Ketua Perhimpunan Peternak Sapi dan Kerbau Indonesia (PPSKI) Sumatera Utara Laidin mengatakan jika penghentian ekspor sapi bakalan Australia hanya mencapai 6 bulan, pasokan daging sapi lokal masih bisa menutupi kebutuhan dalam negeri.
"Sapi lokal kalau 6 bulan masih bisa mendukung, masih banyak lah," katanya kepada detikFinance, Rabu (8/6/2011).
SCROLL TO CONTINUE WITH CONTENT
"Kalau berlanjut maka swasembada daging tahun 2014 akan berat, kalau 6 bulan masih bisa. khusus Sumatera masih bisa," katanya.
Dihubungi terpisah Dirjen Peternakan Kementerian Pertanian Prabowo Respatiyo Caturroso mengatakan kejadian ini menjadi momen pemerintah untuk menggenjot produksi sapi lokal. Ia berjanji akan menindak secara tegas bagi para pelanggar yang melakukan pemotongan sapi betina produktif yang selama ini masih saja terjadi. Sapi betina produktif sangat penting untuk menjamin kelanjutan produksi sapi lokal.
"Kita sekarang bagaimana memikirkan melindungi terhadap pemotongan sapi betina, itu harus ditindak tegas," kata Prabowo.
Mengenai pemotongan sapi betina produktif, peneliti utama Puslitbang Peternakan Kementerian Pertanian Kusuma Diwyanto seperti dikutip dari situs kementerian pertanian mengatakan berdasarkan survei di salah satu rumah potong hewan (RPH) resmi dijumpai bahwa 95% sapi yang dipotong setiap harinya adalah betina, sebagian besar adalah betina muda, dan di antaranya adalah sapi betina dalam kondisi bunting.
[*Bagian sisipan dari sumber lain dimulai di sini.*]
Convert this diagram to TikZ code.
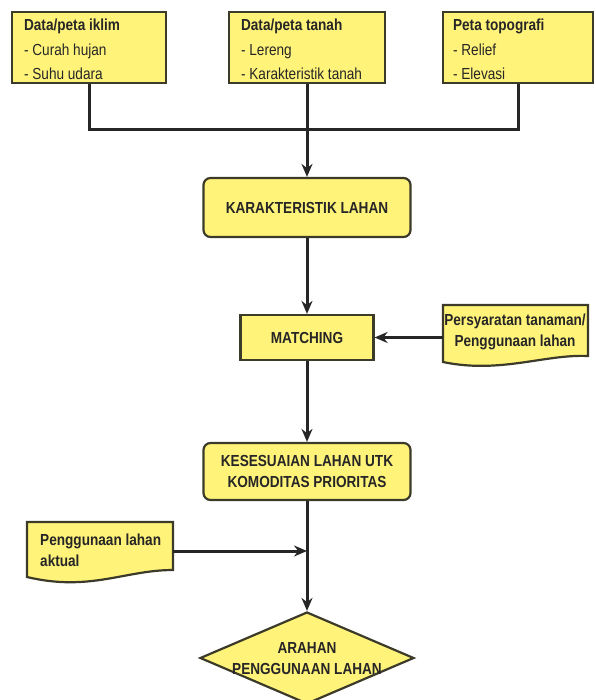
\documentclass[tikz,border=0pt]{standalone}
\usepackage{fontspec}
\setmainfont{Liberation Sans}[FakeStretch=0.85]
\usetikzlibrary{arrows.meta,shapes.geometric}

\definecolor{boxfill}{RGB}{255,243,122}
\definecolor{boxline}{RGB}{60,58,40}
\tikzset{
  box/.style={draw=boxline, fill=boxfill, line width=2.2pt},
  topbox/.style={box, minimum width=#1, minimum height=71pt, inner sep=0pt},
  roundbox/.style={box, rounded corners=7pt, minimum width=207pt, inner sep=0pt,
    font=\fontsize{16}{21}\selectfont\bfseries, align=center, text=black!85},
  txt/.style={inner sep=0pt, font=\fontsize{16}{24.5}\selectfont, align=left, text=black!85},
  doctxt/.style={inner sep=0pt, font=\fontsize{16}{21}\selectfont\bfseries, text=black!85},
  conn/.style={line width=3pt, draw=black!85},
  arr/.style={conn, -{Stealth[length=13pt,width=11pt]}},
}

\begin{document}
\begin{tikzpicture}[x=1pt,y=-1pt]
  \useasboundingbox (0,0) rectangle (595,700);

  % data sources
  \node[topbox=154pt] (iklim) at (89,47.5) {};
  \node[txt, anchor=north west] (iklimtxt) at ([xshift=13pt,yshift=-8pt]iklim.north west)
    {\textbf{Data/peta iklim}\\- Curah hujan\\- Suhu udara};
  \node[topbox=156pt] (tanah) at (307,47.5) {};
  \node[txt, anchor=north west] (tanahtxt) at ([xshift=13pt,yshift=-8pt]tanah.north west)
    {\textbf{Data/peta tanah}\\- Lereng\\- Karakteristik tanah};
  \node[topbox=150pt] (topo) at (518,47.5) {};
  \node[txt, anchor=north west] (topotxt) at ([xshift=11pt,yshift=-8pt]topo.north west)
    {\textbf{Peta topografi}\\- Relief\\- Elevasi};

  \coordinate (join) at (307,130);
  \draw[conn] (iklim.south) |- (join) -| (topo.south);

  % main column
  \node[roundbox, minimum height=59pt] (karak) at (307,207.5) {KARAKTERISTIK LAHAN};
  \node[box, minimum width=133pt, minimum height=45pt, inner sep=0pt,
    font=\fontsize{16}{21}\selectfont\bfseries, text=black!85] (match) at (307,337.5) {MATCHING};
  \node[roundbox, minimum height=57pt] (kes) at (307,471.5)
    {KESESUAIAN LAHAN UTK\\KOMODITAS PRIORITAS};
  \node[box, diamond, minimum width=214pt, minimum height=92pt, inner sep=0pt] (arahan) at (307,658) {};
  \node[doctxt, align=center] (arahantxt) at (307,659) {ARAHAN\\PENGGUNAAN LAHAN};

  % documents
  \draw[box] (443,305) -- (588,305) -- (588,356)
    .. controls (545,354) and (500,374) .. (443,362) -- cycle;
  \node[doctxt, align=center] (syarat) at (515,332) {Persyaratan tanaman/\\Penggunaan lahan};
  \coordinate (syaratw) at (443,337.5);

  \draw[box] (27,522) -- (173,522) -- (173,570)
    .. controls (125,570) and (90,592) .. (27,577) -- cycle;
  \node[doctxt, align=left, anchor=west] (aktual) at (40,550) {Penggunaan lahan\\aktual};
  \coordinate (aktualw) at (173,551);

  % connectors
  \draw[arr] (tanah.south) -- (karak.north);
  \draw[arr] (karak.south) -- (match.north);
  \draw[arr] (syaratw) -- (match.east);
  \draw[arr] (match.south) -- (kes.north);
  \draw[arr] (kes.south) -- (arahan.north);
  \draw[arr] (aktualw) -- (aktualw -| kes.south);
\end{tikzpicture}
\end{document}
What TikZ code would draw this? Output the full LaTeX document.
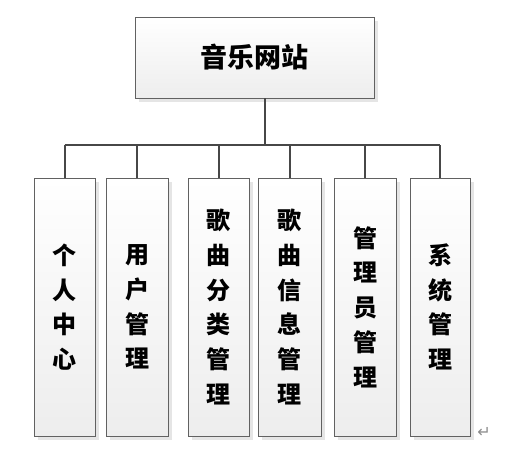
\documentclass[tikz,border=0pt]{standalone}
\usepackage{fontspec}
\newfontfamily\cjk{Noto Sans CJK SC}
\newfontfamily\dejavu{DejaVu Sans}
\usetikzlibrary{shadows}
\tikzset{
  box/.style={draw=black!62, line width=0.9pt, top color=white, bottom color=black!7,
    drop shadow={shadow xshift=3.5pt, shadow yshift=-3.5pt, fill=black!10, opacity=1},
    inner sep=0pt, align=center},
  topbox/.style={box, minimum width=239pt, minimum height=81pt,
    font=\cjk\bfseries\fontsize{27}{30}\selectfont},
  subbox/.style={box, minimum height=258pt,
    font=\cjk\bfseries\fontsize{24}{34.7}\selectfont},
  link/.style={draw=black!72, line width=2pt}
}
\begin{document}
\begin{tikzpicture}[x=1pt,y=-1pt]
\useasboundingbox (0,0) rectangle (510,451);
\node[topbox] (top) at (254.5,57.5) {音乐网站};
\node[subbox, minimum width=61pt] (c1) at (64.5,307) {个\\人\\中\\心};
\node[subbox, minimum width=62pt] (c2) at (137,307) {用\\户\\管\\理};
\node[subbox, minimum width=61pt] (c3) at (218.5,307) {歌\\曲\\分\\类\\管\\理};
\node[subbox, minimum width=63pt] (c4) at (289.5,307) {歌\\曲\\信\\息\\管\\理};
\node[subbox, minimum width=62pt] (c5) at (365,307) {管\\理\\员\\管\\理};
\node[subbox, minimum width=60pt] (c6) at (440,307) {系\\统\\管\\理};
\coordinate (bar) at (265,145);
\path[link] (top.south -| bar) -- (bar);
\path[link] (bar -| c1.north) -- (bar -| c6.north);
\foreach \c in {c1,c2,c3,c4,c5,c6}{
  \path[link] (bar -| \c.north) -- (\c.north);
}
\node[text=black!45, font=\dejavu\fontsize{16}{18}\selectfont, inner sep=0pt] (ret) at (484,432) {↵};
\end{tikzpicture}
\end{document}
Secara nasional, diperkirakan sekitar 150-200.000 ekor sapi betina produktif dipotong setiap tahunnya. Jumlah ini sangat besar dan patut diduga akan mengganggu populasi dan produksi daging yang berasal dari sapi lokal.
Pemotongan sapi betina produktif sejak jaman Hindia Belanda telah dilarang. Pelarangan tersebut juga diatur dalam Undang-undang Nomor 6 Tahun 1967 tentang Ketentuan-ketentuan Pokok Peternakan dan Kesehatan Hewan. Namun larangan tersebut tidak dikenai sanksi, sehingga implementasinya di lapang tidak efektif.
Selanjutnya, setelah diundangkannya Undang-Undang Nomor 18 Tahun 2009 tentang Peternakan dan Kesehatan Hewan pada tanggal 4 Juni 2009, Indonesia mempunyai landasan hukum yang lebih kuat untuk mencegah pemotongan sapi betina produktif. Orang yang melanggar larangan ini diancam Sanksi Administratif berupa denda sedikitnya Rp. 5 juta, dan Ketentuan Pidana dengan pidana kurungan paling singkat 3 bulan (Pasal 85 dan Pasal 86).
"Akan tetapi kenyataan di lapang menunjukkan bahwa pemotongan sapi betina produktif masih banyak terjadi, dan sulit dikendalikan," kata Kusuma.
Kusuma menjelaskan selama ini banyak sapi betina produktif dipotong karena berbagai alasan. Diantaranya demi mencari keuntungan jangka pendek sebesar-besarnya. Beberapa alasan itu antaralain sulit mencari sapi kecil untuk dipotong, di lokasi setempat semua sapi jantan sudah diantar pulaukan atau dibawa ke kota besar, harga sapi betina lebih murah dibanding sapi jantan dengan ukuran yang sama.
Ia juga mencatat pengawasan dari petugas sangat lemah, tidak ada kesadaran untuk menyelamatkan populasi dan jagal tidak paham bila hal tersebut melanggar undang-undang dan peternak akan menjual apa saja termasuk sapi betina produktif bila memerlukan uang tunai.